Question

The boiling point of a $$2 \%(\mathrm{w} / \mathrm{w})$$ aqueous solution of a non-volatile, non-electrolyte solute is $$0.102^{\circ} \mathrm{C}$$ higher than that of pure water. If $$K_{b}$$ for water is $$0.52 \mathrm{~K}-\mathrm{kg} / \mathrm{mol}$$, the molecular mass of the solute is (a) 180 (b) 102 (c) 40 (d) 104

Answer

**step1 Calculate the molality of the solution**

The boiling point elevation ($$\Delta T_b$$) is the increase in the boiling point of a solvent when a non-volatile solute is added. The relationship between boiling point elevation, molality ($$m$$), and the ebullioscopic constant ($$K_b$$) is given by the formula:

$$\Delta T_b = K_b \times m$$

We are given the boiling point elevation as $$0.102^{\circ} \mathrm{C}$$. A change in temperature of $$1^{\circ} \mathrm{C}$$ is equivalent to a change of 1 K. So, $$\Delta T_b = 0.102 \text{ K}$$. We are also given the ebullioscopic constant for water, $$K_b = 0.52 \mathrm{~K}-\mathrm{kg} / \mathrm{mol}$$. We can rearrange the formula to find the molality ($$m$$):

$$m = \frac{\Delta T_b}{K_b}$$

Substitute the given values into the formula:

$$m = \frac{0.102 \text{ K}}{0.52 \text{ K-kg/mol}}$$

$$m = 0.1961538... \text{ mol/kg}$$

**step2 Express molality using the given concentration and unknown molecular mass**

Molality ($$m$$) is defined as the number of moles of solute per kilogram of solvent. We are given a $$2 \%(\mathrm{w} / \mathrm{w})$$ aqueous solution. This means that for every 100 grams of solution, there are 2 grams of solute.

First, determine the mass of the solvent (water). Since the total mass of the solution is 100 grams and the mass of the solute is 2 grams, the mass of the solvent is:

$$\text{Mass of solvent} = \text{Mass of solution} - \text{Mass of solute}$$

$$\text{Mass of solvent} = 100 \text{ g} - 2 \text{ g} = 98 \text{ g}$$

Next, convert the mass of the solvent from grams to kilograms, as molality requires kilograms of solvent:

$$\text{Mass of solvent in kg} = 98 \text{ g} \times \frac{1 \text{ kg}}{1000 \text{ g}} = 0.098 \text{ kg}$$

Let 'M' be the molecular mass of the solute in grams per mole (g/mol). The number of moles of solute can be expressed as:

$$\text{Moles of solute} = \frac{\text{Mass of solute}}{\text{Molecular mass of solute}}$$

$$\text{Moles of solute} = \frac{2 \text{ g}}{M \text{ g/mol}}$$

Now, we can write the expression for molality in terms of the molecular mass 'M':

$$m = \frac{\text{Moles of solute}}{\text{Mass of solvent in kg}}$$

$$m = \frac{\frac{2}{M}}{0.098}$$

**step3 Calculate the molecular mass of the solute**

We have two expressions for the molality ($$m$$) of the solution: one from step 1 (a numerical value) and one from step 2 (an expression involving the molecular mass 'M'). We can equate these two expressions to solve for 'M'.
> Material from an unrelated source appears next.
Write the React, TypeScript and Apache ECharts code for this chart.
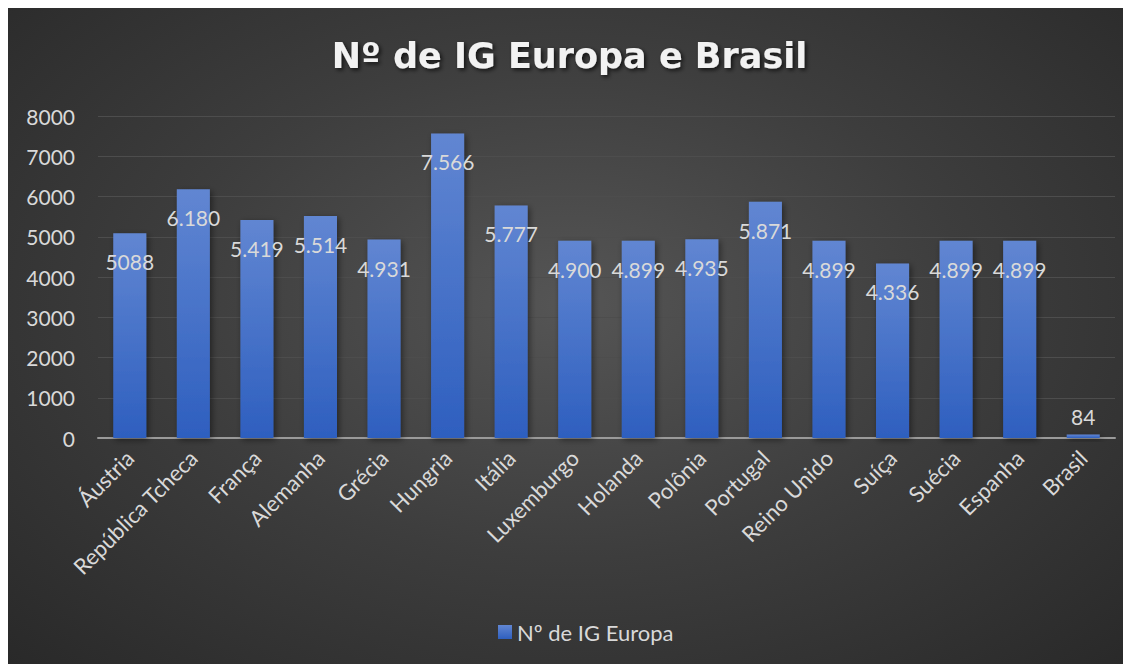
import React, { useEffect, useRef } from "react";
import * as echarts from "echarts";

const categories = [
  "Áustria", "República Tcheca", "França", "Alemanha", "Grécia", "Hungria", "Itália",
  "Luxemburgo", "Holanda", "Polônia", "Portugal", "Reino Unido", "Suíça", "Suécia",
  "Espanha", "Brasil",
];
const values = [5088, 6180, 5419, 5514, 4931, 7566, 5777, 4900, 4899, 4935, 5871, 4899, 4336, 4899, 4899, 84];
const valueLabels = ["5088", "6.180", "5.419", "5.514", "4.931", "7.566", "5.777", "4.900", "4.899", "4.935", "5.871", "4.899", "4.336", "4.899", "4.899", "84"];
const seriesName = "Nº de IG Europa";
const titleText = "Nº de IG Europa e Brasil";
const yTicks = { min: 0, max: 8000, interval: 1000 };

export default function App() {
  const ref = useRef<HTMLDivElement>(null);
  useEffect(() => {
    if (!ref.current) return;
    const chart = echarts.init(ref.current, undefined, { renderer: "svg" });
    const barGrad = new echarts.graphic.LinearGradient(0, 0, 0, 1, [
      { offset: 0, color: "#6186d2" },
      { offset: 1, color: "#2e5fbf" },
    ]);
    chart.setOption({
      animation: false,
      title: {
        text: titleText,
        left: "center",
        top: 25,
        textStyle: {
          fontFamily: "DejaVu Sans",
          fontWeight: "bold",
          fontSize: 35,
          color: "#f2f2f2",
          textShadowColor: "rgba(0,0,0,0.7)",
          textShadowBlur: 4,
          textShadowOffsetX: 2,
          textShadowOffsetY: 2,
        },
      },
      legend: {
        bottom: 16,
        left: 485,
        itemWidth: 14,
        itemHeight: 14,
        itemGap: 4,
        icon: "rect",
        textStyle: { color: "#d9d9d9", fontSize: 22, fontFamily: "Lato" },
        data: [seriesName],
      },
      grid: { left: 90, right: 16, top: 108, bottom: 226, containLabel: false },
      xAxis: {
        type: "category",
        data: categories,
        axisLine: { lineStyle: { color: "#9a9a9a", width: 2 } },
        axisTick: { show: false },
        axisLabel: {
          rotate: 45,
          interval: 0,
          margin: 16,
          color: "#d9d9d9",
          fontSize: 22,
          fontFamily: "Lato",
        },
      },
      yAxis: {
        type: "value",
        min: yTicks.min,
        max: yTicks.max,
        interval: yTicks.interval,
        axisLine: { show: false },
        axisTick: { show: false },
        axisLabel: {
          color: "#d9d9d9",
          fontSize: 21,
          fontFamily: "Lato",
          margin: 23,
          formatter: (v: number) => String(v),
        },
        splitLine: { lineStyle: { color: "#4d4d4d", width: 1.2 } },
      },
      series: [
        {
          name: seriesName,
          type: "bar",
          data: values.map((v) => ({
            value: v,
            label:
              v < 1000
                ? { position: "top", distance: 8 }
                : { position: "insideTop", distance: 18 },
          })),
          barWidth: "52%",
          itemStyle: {
            color: barGrad,
            shadowColor: "rgba(0,0,0,0.45)",
            shadowBlur: 6,
            shadowOffsetX: 2,
            shadowOffsetY: 2,
          },
          label: {
            show: true,
            color: "#d9d9d9",
            fontSize: 21,
            fontFamily: "Lato",
            formatter: (p: any) => valueLabels[p.dataIndex],
          },
        },
      ],
    });
    return () => chart.dispose();
  }, []);
  return (
    <div
      ref={ref}
      style={{
        width: 1123,
        height: 656,
        background: "radial-gradient(ellipse at 50% 45%, #555555 0%, #3d3d3d 50%, #292929 100%)",
      }}
    />
  );
}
$$0.1961538... = \frac{2/M}{0.098}$$

To simplify, multiply both sides by 0.098:

$$0.1961538... \times 0.098 = \frac{2}{M}$$

$$0.0192229 = \frac{2}{M}$$

Now, solve for 'M' by dividing 2 by the calculated value:

$$M = \frac{2}{0.0192229}$$

$$M \approx 104.04 \text{ g/mol}$$

Rounding to the nearest whole number, the molecular mass of the solute is approximately 104 g/mol.